The appserver.io equivalent would look the following:

<rewrites>
	<rewrite condition="!^/mobiledirectoryhere/.*${AND}android|blackberry|ipad|iphone|ipod|iemobile|opera mobile|palmos|webos|googlebot-mobile@$HTTP_USER_AGENT" target="/mobiledirectoryhere/" flags="L,NC,R=302" />
	<rewrite condition="!-f{AND}!-d{AND}!-l" target="/index.php" flags="L" />
</rewrites>

<environmentVariables>
    <environmentVariable condition="" definition="HTTP_AUTHORIZATION=$HTTP_AUTHORIZATION" />
</environmentVariables>

There are several things to note when looking at this translation. Apache’s mod_rewrite has rather wide spread responsibilities and possibilities the appserver.io rewrite module does not have.

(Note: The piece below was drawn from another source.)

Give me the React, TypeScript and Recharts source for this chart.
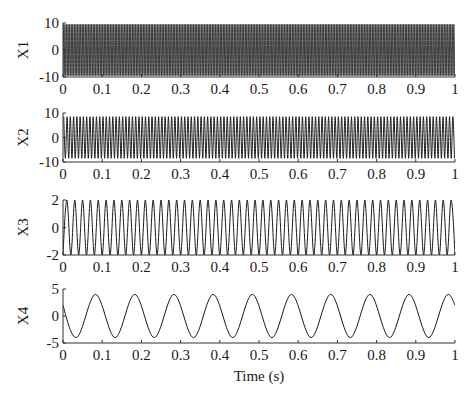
import { LineChart, Line, XAxis, YAxis, Label } from 'recharts'

// time axis (s)
const timeTicks = [0, 0.1, 0.2, 0.3, 0.4, 0.5, 0.6, 0.7, 0.8, 0.9, 1]
const timeTickLabels = ['0', '0.1', '0.2', '0.3', '0.4', '0.5', '0.6', '0.7', '0.8', '0.9', '1']

const channelNames = ['X1', 'X2', 'X3', 'X4']
const channelYTicks = [[-10, 0, 10], [-10, 0, 10], [-2, 0, 2], [-5, 0, 5]]
const channelInk = ['#3a3a3a', '#1a1a1a', '#1a1a1a', '#1a1a1a']

// dense channels, read off the picture as extrema: first extremum time,
// spacing between successive extrema, peak height, sign of first extremum
const denseFirstT = [0.001, 0.002, 0]
const denseSpacing = [0.002, 0.00417, 0.01]
const denseAmp = [9.5, 8.5, 2]
const denseFirstSign = [1, 1, -1]

// X4 extrema (slow channel)
const x4Time = [0, 0.033, 0.083, 0.133, 0.183, 0.233, 0.283, 0.333, 0.383, 0.433, 0.483,
  0.533, 0.583, 0.633, 0.683, 0.733, 0.783, 0.833, 0.883, 0.933, 0.983, 1]
const x4Value = [2, -4, 4, -4, 4, -4, 4, -4, 4, -4, 4, -4, 4, -4, 4, -4, 4, -4, 4, -4, 4, 2]

type Pt = { t: number; v: number }

function extremaPoints(i: number): Pt[] {
  const pts: Pt[] = []
  let s = denseFirstSign[i]
  for (let k = 0; ; k++) {
    const t = denseFirstT[i] + k * denseSpacing[i]
    if (t > 1.0000001) break
    pts.push({ t, v: s * denseAmp[i] })
    s = -s
  }
  return pts
}

const seriesData: Pt[][] = [
  extremaPoints(0),
  extremaPoints(1),
  extremaPoints(2),
  x4Time.map((t, i) => ({ t, v: x4Value[i] })),
]

const FONT = '"Liberation Serif", "DejaVu Serif", serif'
const AXIS = '#333'
const INK = '#1a1a1a'
const W = 474

// chart boxes: top of container, container height, plot top margin, plot height
const panels = [
  { top: 0, h: 100, mt: 23, ph: 54 },
  { top: 95, h: 100, mt: 18, ph: 49 },
  { top: 185, h: 100, mt: 15, ph: 55 },
  { top: 275, h: 125, mt: 14, ph: 54 },
]

const fmtTime = (v: number) => {
  const i = timeTicks.findIndex((t) => Math.abs(t - v) < 1e-9)
  return i >= 0 ? timeTickLabels[i] : String(v)
}

const BottomTick = (p: any) => (
  <g>
    <line x1={p.x} x2={p.x} y1={p.y - 6} y2={p.y - 9} stroke={AXIS} />
    <text x={p.x} y={p.y} dy="0.71em" textAnchor="middle" fontSize={15} fontFamily={FONT} fill={INK}>
      {fmtTime(p.payload.value)}
    </text>
  </g>
)
const TopTick = (p: any) => <line x1={p.x} x2={p.x} y1={p.y} y2={p.y + 3} stroke={AXIS} />
const LeftTick = (p: any) => (
  <g>
    <line x1={p.x + 4} x2={p.x + 7} y1={p.y} y2={p.y} stroke={AXIS} />
    <text x={p.x} y={p.y} dy="0.35em" textAnchor="end" fontSize={15} fontFamily={FONT} fill={INK}>
      {p.payload.value}
    </text>
  </g>
)
const RightTick = (p: any) => <line x1={p.x} x2={p.x - 3} y1={p.y} y2={p.y} stroke={AXIS} />

function Panel({ idx }: { idx: number }) {
  const pn = panels[idx]
  const ticks = channelYTicks[idx]
  const last = idx === panels.length - 1
  return (
    <div style={{ position: 'absolute', left: 0, top: pn.top }}>
      <LineChart
        width={W}
        height={pn.h}
        data={seriesData[idx]}
        margin={{ top: pn.mt, right: 19, bottom: 0, left: 0 }}
      >
        <XAxis
          xAxisId="b"
          dataKey="t"
          type="number"
          domain={[0, 1]}
          ticks={timeTicks}
          interval={0}
          allowDataOverflow
          height={pn.h - pn.mt - pn.ph}
          tickSize={0}
          tickMargin={6}
          tickLine={false}
          axisLine={{ stroke: AXIS }}
          tick={BottomTick}
        >
          {last && (
            <Label
              content={(p: any) => {
                const vb = p.viewBox
                return (
                  <text x={vb.x + vb.width / 2} y={vb.y + 33} dy="0.35em" textAnchor="middle"
                    fontSize={15} fontFamily={FONT} fill={INK}>
                    Time (s)
                  </text>
                )
              }}
            />
          )}
        </XAxis>
        <XAxis
          xAxisId="t"
          orientation="top"
          type="number"
          domain={[0, 1]}
          ticks={timeTicks}
          interval={0}
          allowDataOverflow
          height={0}
          tickSize={0}
          tickMargin={0}
          tickLine={false}
          axisLine={{ stroke: AXIS }}
          tick={TopTick}
        />
        <YAxis
          yAxisId="l"
          type="number"
          domain={[ticks[0], ticks[2]]}
          ticks={ticks}
          interval={0}
          allowDataOverflow
          width={63}
          tickSize={0}
          tickMargin={4}
          tickLine={false}
          axisLine={{ stroke: AXIS }}
          tick={LeftTick}
        >
          <Label
            content={(p: any) => {
              const vb = p.viewBox
              const cx = vb.x + 23
              const cy = vb.y + vb.height / 2
              return (
                <text x={cx} y={cy} dy="0.35em" textAnchor="middle" transform={`rotate(-90 ${cx} ${cy})`}
                  fontSize={15} fontFamily={FONT} fill={INK}>
                  {channelNames[idx]}
                </text>
              )
            }}
          />
        </YAxis>
        <YAxis
          yAxisId="r"
          orientation="right"
          type="number"
          domain={[ticks[0], ticks[2]]}
          ticks={ticks}
          interval={0}
          allowDataOverflow
          width={0}
          tickSize={0}
          tickMargin={0}
          tickLine={false}
          axisLine={{ stroke: AXIS }}
          tick={RightTick}
        />
        <Line
          xAxisId="b"
          yAxisId="l"
          dataKey="v"
          type="monotone"
          stroke={channelInk[idx]}
          strokeWidth={1}
          dot={false}
          activeDot={false}
          isAnimationActive={false}
        />
      </LineChart>
    </div>
  )
}

export default function App() {
  return (
    <div style={{ position: 'absolute', left: 0, top: 0, width: W, height: 400, background: '#fff' }}>
      {channelNames.map((_, i) => (
        <Panel key={i} idx={i} />
      ))}
    </div>
  )
}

At appserver.io we follow the principle of separation of concerns and the usage of small and specialized libraries and components. Therefor some things might look different for this configuration, but lets get started:

As mentioned above, there is no RewriteBase within appserver.io, so if one would want one it had to be added to all rewrite target strings.

An example would be:

<rewrite condition=".*" target="/magento/index.php" flags="L" />

We have a separate module for environment variable control

In Apache, mod_rewrite can also set environment variables. Within appserver.io there is a separate module to do so: the environment variable module; Hence the usage of the <environmentVariable /> element.

No non-rewrite status codes

The .htaccess file shows a “405 - Method not allowed” reaction on TRACE OR TRACK request methods. As the appserver.io rewrite module will only handle status codes which actually are relevant for rewriting and redirecting (300 to 308, potentially 399) we are not able to use it for such access control. We trust application code to filter such requests and to react accordingly by itself. This is pretty simple, as e.g. the routlt framework will automatically react with a 405 status code on requests using a method an URI endpoint is not configured for.